Yes, Jean Chrétien of the Liberals pulled this one off in 2000 -- held a couple of by-elections late in the year, one of which was to make sure Joe Clark, the rechristened Progressive Conservative leader, had a seat in Parliament (in arguably one of the safest seats in the country, too); then pulled the plug for a late year election after presenting a mini-budget with income tax cuts that Clark openly supported. Not that Chrétien needed it as he knew he was going to get a majority, the third in a row, something that hadn't happened since Mackenzie King in 1945.

But it's easy to do something like that when you already have a majority and a relatively popular government. When you're the Prime Minister and you have a minority government, scheduling three by-elections for one day then suddenly calling another one for two weeks later is both cynical and risky. Cynical because he's forcing an extra bureaucratic burden on Elections Canada which would rather do all four at once so they don't have to burn the midnight oil on two Mondays within a fortnight of each other.

I just don't buy that John Godfrey's decision to not hand in his resignation until August 1st led to the split dates. When a seat becomes vacant, the PM has to issue a writ for a by-election to fill the vacancy within 11 to 180 days of the vacancy. Therefore the writ could have been issued on August 12th, and the by-election still held on the same day as the other three, September 8th.

Risky, because the results of the by-elections could definitely swing the balance of power against you -- a clean sweep would give the Liberals a net gain of one and the ability to join with any one other opposition party to topple the government. It's almost like bating, goading the opposition to vote no confidence and force a general election. The voters in those four districts will very well have reason to wonder why they're voting twice in less than three months.

My sense is that Stéphane Dion has been biding his time, waiting for the right opportunity to strike. He's had his caucus abstain time and again, inexcusably in my opinion; but perhaps he wants Canadians to see what Harper is capable of doing while running a minority government to show what could happen in a majority situation where a right wing PMO would have absolute power. And lately with all the security breaches, the clownish behaviour of Cons at the Ethics Committee, and a ho-hum shrug about the declining economy, Dion may have had his hunch proven.

Of course, the by-elections would be cancelled if the government falls even a single day before the first ones on September 8th since they would be superceded by a general election. Harper could prorogue the House for another Throne Speech, again, but that would only be shooting himself in the foot further. If he wants to engineer his own fall, then he should just go to the GG and call a general election, now. Otherwise, Dion should serve notice of a no confidence vote to happen on the earliest possible date possible.
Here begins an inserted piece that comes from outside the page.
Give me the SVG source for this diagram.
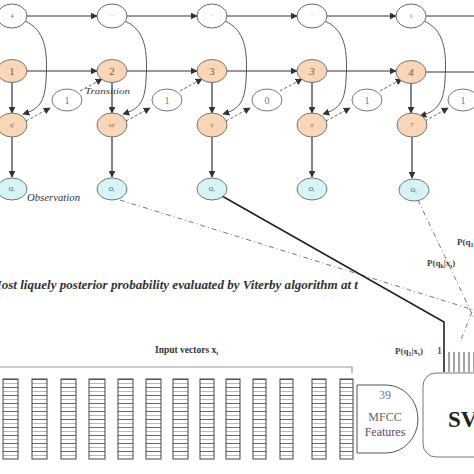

Kady O'Malley's disclosure last night has just given him another reason to do so.

Vote for this post at Progressive Bloggers.


The Pundits' Guide said...

"When a seat becomes vacant, the PM has to issue a writ for a by-election to fill the vacancy within 11 to 180 days of the vacancy."

You're right on that part.

"Therefore the writ could have been issued on August 12th, and the by-election still held on the same day as the other three, September 8th."

However, on this part, you forgot to take into account the other constraints, namely that the writ must be for a minimum of 36 days, and end on either a Monday or the Tuesday after a statuatory holiday.

You can find more detail in a blogpost here.


BlastFurnace said...

Point taken ...

Anonymous said...

Come on on BFC, Godfrey didn't resign until it was too late for Don Valley West to be included with the other by-elections. Whatever you say about Harper and trust me it won't be as bad as what I say ;), the timing of the Don Valley West by-election being different than the others falls entirely at Dion's feet not Harper's.

In terms of laying blame for by-elections being called when a possible fall election is in the offing is also not something that can be blamed on Harper.

The ONLY party leader that has been election-shy is Dion. Layton and the NDP caucus have been voting against Harper and crew all of last session. The Bloc has voted non-confidence in the Cons. Harper has been daring Dion to pull the plug. It was Dion and his caucus who sat on their hands or didn't bother to show up, vote after vote.